We discussed how it often seems that it's easier to introduce the management practices of Scrum than the engineering practices of XP. Esther asked me why I thought this was the case, and a thought struck me - it's how the developers were trained.
(Warning - here comes yet another aviation analogy!)
During my flight training, my first instructor made a point of saying early and often that it was very important to listen closely, do what she said the way she said to do it, and to practice that way afterwards. She emphasized the importance of this, saying that "when faced with an emergency, you'll revert to your original training". That was in 2005, and even now I hear her voice in my head when I'm flying and practicing things such as forced landings.

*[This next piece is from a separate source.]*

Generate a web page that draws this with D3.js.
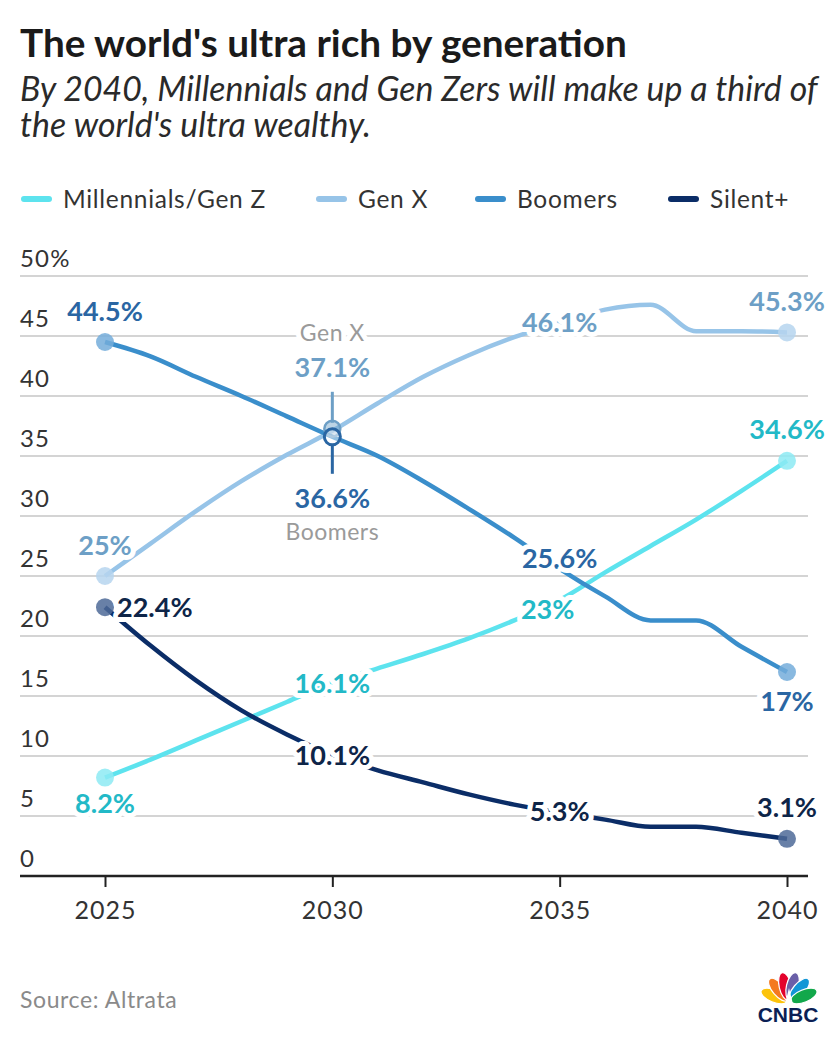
<!DOCTYPE html>
<html><head><meta charset="utf-8">
<script src="https://cdn.jsdelivr.net/npm/d3@7"></script>
<style>body{margin:0;background:#fff} svg{display:block}</style>
</head><body><svg id="c" width="840" height="1052"></svg>
<script>
// ---------- data ----------
const years = [2025,2026,2027,2028,2029,2030,2031,2032,2033,2034,2035,2036,2037,2038,2039,2040];
const millennials = [8.2, 9.7, 11.3, 12.9, 14.5, 16.1, 17.3, 18.5, 19.8, 21.3, 23, 25.3, 27.5, 29.7, 32.1, 34.6];
const genX        = [25, 27.7, 30.4, 32.9, 35.1, 37.1, 39.4, 41.6, 43.4, 44.9, 46.1, 47.2, 47.6, 45.4, 45.4, 45.3];
const boomers     = [44.5, 43.3, 41.6, 40.0, 38.3, 36.6, 35.0, 32.9, 30.6, 28.2, 25.6, 23.3, 21.3, 21.3, 19.1, 17];
const silent      = [22.4, 19.2, 16.3, 13.8, 11.8, 10.1, 8.8, 7.8, 6.8, 5.95, 5.3, 4.7, 4.1, 4.1, 3.6, 3.1];
const seriesNames = ["Millennials/Gen Z", "Gen X", "Boomers", "Silent+"];
const labelYears = [2025, 2030, 2035, 2040];
const yTicks = [0, 5, 10, 15, 20, 25, 30, 35, 40, 45, 50];
const xTicks = [2025, 2030, 2035, 2040];
const title = "The world's ultra rich by generation";
const subtitle = ["By 2040, Millennials and Gen Zers will make up a third of", "the world's ultra wealthy."];
const source = "Source: Altrata";

// ---------- styles ----------
const lineColors  = ["#5de3ee", "#97c4e8", "#3a8ecb", "#0b2d67"];
const dotColors   = ["#8deaf3", "#b6d5ef", "#74addb", "#4d6a98"];
const labelColors = ["#22b9c7", "#6d9fc6", "#2a66a3", "#0e2548"];
// label placement per series per labelled year: [dx, dy(center), anchor]; null = special annotation
const labelPos = [
  [[0, 26, "middle"], [0, 0, "middle"], [-12, 9, "middle"], [0, -32, "middle"]],
  [[0, -31, "middle"], null, [0, -1, "middle"], [0, -31, "middle"]],
  [[0, -31, "middle"], null, [0, -11, "middle"], [0, 29, "middle"]],
  [[12, 0, "start"], [0, 0, "middle"], [0, -1, "middle"], [0, -32, "middle"]]
];
const FONT = "Lato, 'Open Sans', sans-serif";

const svg = d3.select("#c");
const x = d3.scaleLinear().domain([2025, 2040]).range([105, 787]);
const y = d3.scaleLinear().domain([0, 50]).range([876, 276]);
const data = [millennials, genX, boomers, silent];

function fit(sel, target) {
  const len = sel.node().getComputedTextLength();
  const fs = parseFloat(sel.attr("font-size"));
  const nfs = fs * target / len;
  sel.attr("font-size", nfs);
  return nfs;
}

// title
const t = svg.append("text").attr("x", 20).attr("y", 57).attr("font-family", FONT)
  .attr("font-weight", 700).attr("font-size", 32).attr("fill", "#1a1a1a").text(title);
fit(t, 607);
const s1 = svg.append("text").attr("x", 20).attr("y", 101).attr("font-family", FONT)
  .attr("font-style", "italic").attr("font-weight", 400).attr("font-size", 26).attr("fill", "#2a2a2a").text(subtitle[0]);
const sfs = fit(s1, 798);
svg.append("text").attr("x", 20).attr("y", 137).attr("font-family", FONT)
  .attr("font-style", "italic").attr("font-weight", 400).attr("font-size", sfs).attr("fill", "#2a2a2a").text(subtitle[1]);

// legend
const legX = [21, 316, 475, 668];
seriesNames.forEach((n, i) => {
  const g = svg.append("g").attr("transform", `translate(${legX[i]},199)`);
  g.append("line").attr("x1", 3).attr("x2", 28).attr("y1", 0).attr("y2", 0)
    .attr("stroke", lineColors[i]).attr("stroke-width", 6).attr("stroke-linecap", "round");
  g.append("text").attr("x", 42).attr("y", 0).attr("dy", "0.36em").attr("font-family", FONT)
    .attr("font-size", 24.5).attr("letter-spacing", 0.7).attr("fill", "#333").text(n);
});

// gridlines + y labels
const grid = svg.append("g");
yTicks.forEach(v => {
  if (v > 0) grid.append("line").attr("x1", 20).attr("x2", 808).attr("y1", y(v)).attr("y2", y(v))
    .attr("stroke", "#d4d4d4").attr("stroke-width", 2);
  grid.append("text").attr("x", 20).attr("y", y(v) - 9).attr("font-family", FONT)
    .attr("font-size", 24).attr("letter-spacing", 1.2).attr("fill", "#333").text(v === 50 ? "50%" : v);
});

// x axis
const xa = svg.append("g").attr("transform", "translate(0,876)")
  .call(d3.axisBottom(x).tickValues(xTicks).tickFormat(d3.format("d")).tickSize(11).tickPadding(14));
xa.select(".domain").remove();
xa.selectAll(".tick line").attr("stroke", "#222").attr("stroke-width", 2);
xa.selectAll(".tick text").attr("font-family", FONT).attr("font-size", 25).attr("letter-spacing", 1)
  .attr("fill", "#333");
svg.append("line").attr("x1", 20).attr("x2", 808).attr("y1", 876).attr("y2", 876)
  .attr("stroke", "#222").attr("stroke-width", 2.5);

// lines
const line = d3.line().x((d, i) => x(years[i])).y(d => y(d)).curve(d3.curveMonotoneX);
data.forEach((arr, i) => {
  svg.append("path").attr("d", line(arr)).attr("fill", "none")
    .attr("stroke", lineColors[i]).attr("stroke-width", 4.5).attr("stroke-linejoin", "round");
});

// end dots
data.forEach((arr, i) => {
  [0, arr.length - 1].forEach(k => {
    svg.append("circle").attr("cx", x(years[k])).attr("cy", y(arr[k])).attr("r", 9)
      .attr("fill", dotColors[i]).attr("fill-opacity", 0.85);
  });
});

// labels
const lab = svg.append("g");
data.forEach((arr, i) => {
  labelYears.forEach((yr, j) => {
    const p = labelPos[i][j];
    if (!p) return;
    const k = years.indexOf(yr);
    lab.append("text").attr("x", x(yr) + p[0]).attr("y", y(arr[k]) + p[1]).attr("dy", "0.36em")
      .attr("text-anchor", p[2]).attr("font-family", FONT).attr("font-weight", 700).attr("font-size", 27)
      .attr("fill", labelColors[i]).attr("stroke", "#fff").attr("stroke-width", 10)
      .attr("stroke-linejoin", "round").attr("paint-order", "stroke").text(arr[k] + "%");
  });
});

// 2030 crossover annotation
(function () {
  const k = years.indexOf(2030);
  const cx = x(2030), gy = y(genX[k]), by = y(boomers[k]);
  const a = svg.append("g");
  a.append("line").attr("x1", cx).attr("x2", cx).attr("y1", gy - 39).attr("y2", gy - 8)
    .attr("stroke", labelColors[1]).attr("stroke-width", 3);
  a.append("line").attr("x1", cx).attr("x2", cx).attr("y1", by + 8).attr("y2", by + 37)
    .attr("stroke", labelColors[2]).attr("stroke-width", 3);
  a.append("circle").attr("cx", cx).attr("cy", gy - 2).attr("r", 8)
    .attr("fill", labelColors[1]).attr("fill-opacity", 0.45).attr("stroke", labelColors[1]).attr("stroke-width", 2.5);
  a.append("circle").attr("cx", cx).attr("cy", by).attr("r", 8)
    .attr("fill", "#fff").attr("fill-opacity", 0.45).attr("stroke", labelColors[2]).attr("stroke-width", 3);
  const txt = (ty, str, col, bold) => a.append("text").attr("x", cx).attr("y", ty).attr("dy", "0.36em")
    .attr("text-anchor", "middle").attr("font-family", FONT).attr("font-weight", bold ? 700 : 400)
    .attr("font-size", bold ? 27 : 23).attr("letter-spacing", bold ? 0 : 0.5).attr("fill", col)
    .attr("stroke", "#fff").attr("stroke-width", 10)
    .attr("stroke-linejoin", "round").attr("paint-order", "stroke").text(str);
  txt(gy - 98, "Gen X", "#9a9a9a", false);
  txt(gy - 64, genX[k] + "%", labelColors[1], true);
  txt(by + 61, boomers[k] + "%", labelColors[2], true);
  txt(by + 95, "Boomers", "#9a9a9a", false);
})();

// source
svg.append("text").attr("x", 20).attr("y", 1008).attr("font-family", FONT).attr("font-size", 23)
  .attr("letter-spacing", 0.6).attr("fill", "#8a8a8a").text(source);

// CNBC logo
(function () {
  const g = svg.append("g").attr("transform", "translate(789,1002)");
  const petals = [["#fcc30b", -68], ["#f47920", -40], ["#e3022c", -13], ["#6a5fa8", 13], ["#1196d6", 40], ["#12a84b", 68]];
  petals.forEach(([c, a]) => {
    g.append("ellipse").attr("cx", 0).attr("cy", -16).attr("rx", 6.2).attr("ry", 14)
      .attr("transform", `rotate(${a})`).attr("fill", c).attr("stroke", "#fff").attr("stroke-width", 1.2);
  });
  g.append("path").attr("d", "M-4,2 L0,-14 L4,2 Z").attr("fill", "#fff");
  svg.append("text").attr("x", 788).attr("y", 1022).attr("text-anchor", "middle")
    .attr("font-family", "'Liberation Sans', Arial, sans-serif").attr("font-weight", 700)
    .attr("font-size", 21).attr("fill", "#0b1f55").text("CNBC");
})();
</script></body></html>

How does this apply to software development? Well, consider the poor overworked software developer. They've had this bloody Scrum process thrust upon them meaning they have to deliver more, deliver it faster and have those annoying business people around all the time to pester them. On top of it, the damned "Agile Coach" is harassing all the developers to write more code that tests the code they've already written. Near the end of the sprint, this poor developer is running out of time and still has work to complete - they are facing an emergency! So what do they do? They revert to their original training.
What was that training? If they went to university or college, likely long hours working alone or in very small groups trying to get assignments done. They hacked something together that met the requirements for the assignment, and could afford to make it throwaway. Automated tests? BAH!! Simplest thing that could possibly work? How's that going to impress the prof? In the end, the attitude is to get something - anything - done in order to get the marks.
It's this training environment that leads to the problems when the developers are "faced with an emergency" later in their careers.